Integrating Compliance and Quality Control
Municipal inspectors frequently reference span charts and stud tables similar to those in the International Residential Code. By documenting your calculator inputs, you can demonstrate due diligence. The Building America Solution Center provides additional memos on how reduced framing factors influence energy modeling, and aligning your stud count with those resources can streamline approval cycles.
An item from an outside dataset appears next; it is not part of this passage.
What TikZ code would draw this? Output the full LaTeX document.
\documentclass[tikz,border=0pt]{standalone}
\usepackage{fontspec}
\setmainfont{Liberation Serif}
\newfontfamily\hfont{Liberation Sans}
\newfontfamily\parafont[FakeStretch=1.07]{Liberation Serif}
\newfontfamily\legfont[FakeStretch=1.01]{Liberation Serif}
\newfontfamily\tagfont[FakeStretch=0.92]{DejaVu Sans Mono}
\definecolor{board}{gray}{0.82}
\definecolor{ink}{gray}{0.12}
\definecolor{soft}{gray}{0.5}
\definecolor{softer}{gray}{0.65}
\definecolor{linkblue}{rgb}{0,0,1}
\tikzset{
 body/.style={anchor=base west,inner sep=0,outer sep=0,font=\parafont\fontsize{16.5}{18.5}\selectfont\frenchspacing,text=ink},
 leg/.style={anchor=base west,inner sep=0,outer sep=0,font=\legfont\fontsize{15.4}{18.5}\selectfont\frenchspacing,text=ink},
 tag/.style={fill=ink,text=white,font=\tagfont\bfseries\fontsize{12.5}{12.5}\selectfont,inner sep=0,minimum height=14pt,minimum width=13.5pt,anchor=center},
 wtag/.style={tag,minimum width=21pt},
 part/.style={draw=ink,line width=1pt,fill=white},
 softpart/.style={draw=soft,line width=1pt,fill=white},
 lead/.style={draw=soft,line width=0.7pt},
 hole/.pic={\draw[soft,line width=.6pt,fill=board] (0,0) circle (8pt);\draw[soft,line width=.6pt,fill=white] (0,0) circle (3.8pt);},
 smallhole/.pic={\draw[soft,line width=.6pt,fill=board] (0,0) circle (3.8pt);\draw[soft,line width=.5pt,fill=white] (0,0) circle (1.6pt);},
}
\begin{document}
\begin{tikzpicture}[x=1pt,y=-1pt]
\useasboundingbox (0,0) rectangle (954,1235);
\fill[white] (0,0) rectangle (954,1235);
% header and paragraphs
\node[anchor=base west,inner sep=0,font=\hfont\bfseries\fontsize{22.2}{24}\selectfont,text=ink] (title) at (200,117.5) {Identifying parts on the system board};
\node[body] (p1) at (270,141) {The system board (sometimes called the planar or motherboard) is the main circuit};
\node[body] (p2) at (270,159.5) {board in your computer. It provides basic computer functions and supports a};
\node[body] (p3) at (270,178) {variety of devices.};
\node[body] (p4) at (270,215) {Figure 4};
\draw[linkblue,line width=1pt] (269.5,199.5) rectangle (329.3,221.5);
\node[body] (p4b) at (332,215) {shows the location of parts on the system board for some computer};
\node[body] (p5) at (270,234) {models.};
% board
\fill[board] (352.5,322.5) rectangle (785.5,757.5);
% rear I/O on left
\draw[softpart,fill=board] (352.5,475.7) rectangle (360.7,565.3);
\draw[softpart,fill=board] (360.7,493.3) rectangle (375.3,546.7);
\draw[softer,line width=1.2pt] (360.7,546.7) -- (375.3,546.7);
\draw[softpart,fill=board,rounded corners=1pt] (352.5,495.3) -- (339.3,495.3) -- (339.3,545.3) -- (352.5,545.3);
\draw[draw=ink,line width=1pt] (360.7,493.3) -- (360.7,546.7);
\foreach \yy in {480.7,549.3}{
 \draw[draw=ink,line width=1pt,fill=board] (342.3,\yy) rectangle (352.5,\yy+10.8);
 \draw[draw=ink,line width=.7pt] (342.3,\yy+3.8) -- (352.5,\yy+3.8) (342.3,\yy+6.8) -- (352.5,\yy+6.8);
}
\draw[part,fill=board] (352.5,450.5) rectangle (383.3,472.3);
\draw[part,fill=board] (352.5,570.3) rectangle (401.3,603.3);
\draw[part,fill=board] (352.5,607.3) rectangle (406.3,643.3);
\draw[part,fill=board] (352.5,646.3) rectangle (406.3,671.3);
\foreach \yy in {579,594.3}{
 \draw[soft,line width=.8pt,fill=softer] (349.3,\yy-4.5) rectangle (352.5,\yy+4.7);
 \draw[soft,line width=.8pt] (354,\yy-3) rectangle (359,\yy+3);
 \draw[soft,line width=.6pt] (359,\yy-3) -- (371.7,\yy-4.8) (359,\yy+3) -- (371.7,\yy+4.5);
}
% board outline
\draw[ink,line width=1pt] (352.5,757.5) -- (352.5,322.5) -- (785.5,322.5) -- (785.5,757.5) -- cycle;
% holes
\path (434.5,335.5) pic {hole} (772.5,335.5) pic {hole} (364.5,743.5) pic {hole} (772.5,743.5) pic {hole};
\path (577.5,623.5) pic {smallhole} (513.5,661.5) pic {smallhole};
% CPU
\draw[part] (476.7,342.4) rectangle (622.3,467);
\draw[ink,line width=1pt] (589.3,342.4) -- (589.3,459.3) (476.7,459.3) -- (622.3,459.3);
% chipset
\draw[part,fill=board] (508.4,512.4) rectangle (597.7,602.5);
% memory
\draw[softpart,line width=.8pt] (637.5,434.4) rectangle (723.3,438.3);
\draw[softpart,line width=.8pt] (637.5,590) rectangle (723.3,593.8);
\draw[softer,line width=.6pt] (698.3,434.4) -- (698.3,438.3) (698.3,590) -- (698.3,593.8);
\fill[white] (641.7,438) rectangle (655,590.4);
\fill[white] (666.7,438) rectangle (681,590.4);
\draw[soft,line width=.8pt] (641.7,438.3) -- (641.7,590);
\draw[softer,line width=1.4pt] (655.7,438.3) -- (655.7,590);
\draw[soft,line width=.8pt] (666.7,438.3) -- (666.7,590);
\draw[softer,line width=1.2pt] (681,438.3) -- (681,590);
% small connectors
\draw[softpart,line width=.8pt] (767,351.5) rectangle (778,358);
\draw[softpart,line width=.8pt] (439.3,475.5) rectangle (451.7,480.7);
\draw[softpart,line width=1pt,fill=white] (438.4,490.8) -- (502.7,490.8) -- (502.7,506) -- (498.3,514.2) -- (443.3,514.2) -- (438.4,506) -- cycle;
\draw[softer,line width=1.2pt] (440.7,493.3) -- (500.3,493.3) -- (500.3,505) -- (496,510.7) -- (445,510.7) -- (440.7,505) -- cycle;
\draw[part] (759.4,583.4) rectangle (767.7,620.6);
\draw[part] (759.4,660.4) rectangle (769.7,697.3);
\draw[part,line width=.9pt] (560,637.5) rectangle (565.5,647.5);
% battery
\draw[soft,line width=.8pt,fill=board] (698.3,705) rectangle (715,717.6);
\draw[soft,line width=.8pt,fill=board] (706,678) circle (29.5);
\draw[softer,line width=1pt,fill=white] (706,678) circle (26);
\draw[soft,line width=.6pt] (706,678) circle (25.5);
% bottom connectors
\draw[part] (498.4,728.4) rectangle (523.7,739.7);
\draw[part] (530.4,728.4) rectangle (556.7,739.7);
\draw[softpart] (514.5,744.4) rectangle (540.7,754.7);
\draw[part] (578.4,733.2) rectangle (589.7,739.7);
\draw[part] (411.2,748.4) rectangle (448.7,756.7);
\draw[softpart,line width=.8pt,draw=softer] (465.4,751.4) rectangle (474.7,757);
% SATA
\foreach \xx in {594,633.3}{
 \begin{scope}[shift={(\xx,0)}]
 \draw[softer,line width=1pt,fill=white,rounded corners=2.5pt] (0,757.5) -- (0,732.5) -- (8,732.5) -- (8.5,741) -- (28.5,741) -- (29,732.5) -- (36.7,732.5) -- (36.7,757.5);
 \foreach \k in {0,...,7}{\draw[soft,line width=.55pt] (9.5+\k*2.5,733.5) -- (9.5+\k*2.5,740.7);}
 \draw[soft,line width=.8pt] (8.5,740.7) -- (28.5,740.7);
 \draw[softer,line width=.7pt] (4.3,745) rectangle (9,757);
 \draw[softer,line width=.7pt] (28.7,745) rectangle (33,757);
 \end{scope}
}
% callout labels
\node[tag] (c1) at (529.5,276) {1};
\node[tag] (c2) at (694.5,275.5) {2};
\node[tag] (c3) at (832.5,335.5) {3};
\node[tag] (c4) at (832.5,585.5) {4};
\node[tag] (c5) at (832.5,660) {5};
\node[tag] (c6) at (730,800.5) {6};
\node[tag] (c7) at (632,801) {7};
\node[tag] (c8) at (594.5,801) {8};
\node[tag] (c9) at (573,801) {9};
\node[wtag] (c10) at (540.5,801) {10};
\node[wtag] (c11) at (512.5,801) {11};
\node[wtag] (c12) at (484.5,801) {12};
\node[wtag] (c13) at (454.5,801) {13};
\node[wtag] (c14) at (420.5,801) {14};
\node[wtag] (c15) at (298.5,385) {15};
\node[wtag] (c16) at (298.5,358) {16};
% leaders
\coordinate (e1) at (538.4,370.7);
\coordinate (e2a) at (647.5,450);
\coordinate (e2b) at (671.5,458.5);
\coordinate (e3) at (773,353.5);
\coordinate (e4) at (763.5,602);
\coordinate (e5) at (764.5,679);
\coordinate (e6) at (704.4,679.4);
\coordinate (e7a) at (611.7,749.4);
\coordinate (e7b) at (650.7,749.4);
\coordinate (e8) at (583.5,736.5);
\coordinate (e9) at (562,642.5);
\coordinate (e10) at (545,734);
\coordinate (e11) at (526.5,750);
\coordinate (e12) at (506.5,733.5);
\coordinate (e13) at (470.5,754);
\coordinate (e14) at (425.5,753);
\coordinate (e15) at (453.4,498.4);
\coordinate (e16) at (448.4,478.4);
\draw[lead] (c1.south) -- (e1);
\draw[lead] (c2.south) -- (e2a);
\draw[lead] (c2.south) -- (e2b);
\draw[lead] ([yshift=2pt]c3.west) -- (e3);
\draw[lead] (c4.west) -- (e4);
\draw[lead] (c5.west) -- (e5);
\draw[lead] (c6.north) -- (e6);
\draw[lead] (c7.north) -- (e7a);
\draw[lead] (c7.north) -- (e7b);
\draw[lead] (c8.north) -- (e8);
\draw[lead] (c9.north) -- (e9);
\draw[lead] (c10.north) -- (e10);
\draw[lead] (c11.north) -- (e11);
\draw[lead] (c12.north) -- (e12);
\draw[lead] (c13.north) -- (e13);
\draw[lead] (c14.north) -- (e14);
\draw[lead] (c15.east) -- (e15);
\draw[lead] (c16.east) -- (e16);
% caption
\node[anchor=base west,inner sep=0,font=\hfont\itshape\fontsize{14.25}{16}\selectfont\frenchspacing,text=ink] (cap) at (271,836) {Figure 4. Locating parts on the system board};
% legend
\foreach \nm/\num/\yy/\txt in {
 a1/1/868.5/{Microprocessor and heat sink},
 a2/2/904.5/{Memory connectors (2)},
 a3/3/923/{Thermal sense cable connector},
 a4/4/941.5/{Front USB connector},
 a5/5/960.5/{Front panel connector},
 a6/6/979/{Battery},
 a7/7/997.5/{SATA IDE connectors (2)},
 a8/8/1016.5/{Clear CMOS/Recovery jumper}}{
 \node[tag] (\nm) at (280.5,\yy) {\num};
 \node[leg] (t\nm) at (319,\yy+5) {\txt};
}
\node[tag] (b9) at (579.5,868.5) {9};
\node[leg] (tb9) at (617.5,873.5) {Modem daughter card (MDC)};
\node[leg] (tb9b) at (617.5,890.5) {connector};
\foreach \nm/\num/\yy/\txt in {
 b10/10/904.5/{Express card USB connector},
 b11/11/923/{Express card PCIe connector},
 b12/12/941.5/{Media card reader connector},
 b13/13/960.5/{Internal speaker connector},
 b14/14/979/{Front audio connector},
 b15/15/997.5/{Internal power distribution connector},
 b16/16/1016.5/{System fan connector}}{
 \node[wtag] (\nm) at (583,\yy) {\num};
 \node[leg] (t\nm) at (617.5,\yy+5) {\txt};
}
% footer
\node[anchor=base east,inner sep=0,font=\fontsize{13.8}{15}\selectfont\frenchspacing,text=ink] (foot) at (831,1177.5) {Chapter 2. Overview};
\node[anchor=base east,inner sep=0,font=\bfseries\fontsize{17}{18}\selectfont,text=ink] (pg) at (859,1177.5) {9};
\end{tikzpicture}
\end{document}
Furthermore, recording the waste percentage ensures procurement aligns with sustainability pledges, since stakeholders can see exactly how much contingency lumber is being ordered.
Best Practices for Reliable Counts
- Break long walls into segments wherever spacing changes, and run the calculator separately before combining totals.
- Round up opening widths to the nearest inch to avoid underestimating displaced studs, especially on custom window packages.
- When in doubt about corner styles, assume the higher stud requirement because drywall and trim trades often request additional backing after framing is complete.
- Revisit the waste percentage whenever a project moves from prefabricated panels to site-built framing, as factory cuts usually require less contingency.
- Log calculator outputs in your request-for-quote packages so lumber yards understand the logic behind the quantities and can offer engineered alternatives if lead times tighten.
By consistently applying these practices, builders can synchronize engineering, procurement, and sustainability objectives while keeping waste streams low. The calculator encapsulates this workflow and allows rapid iterations as design changes emerge.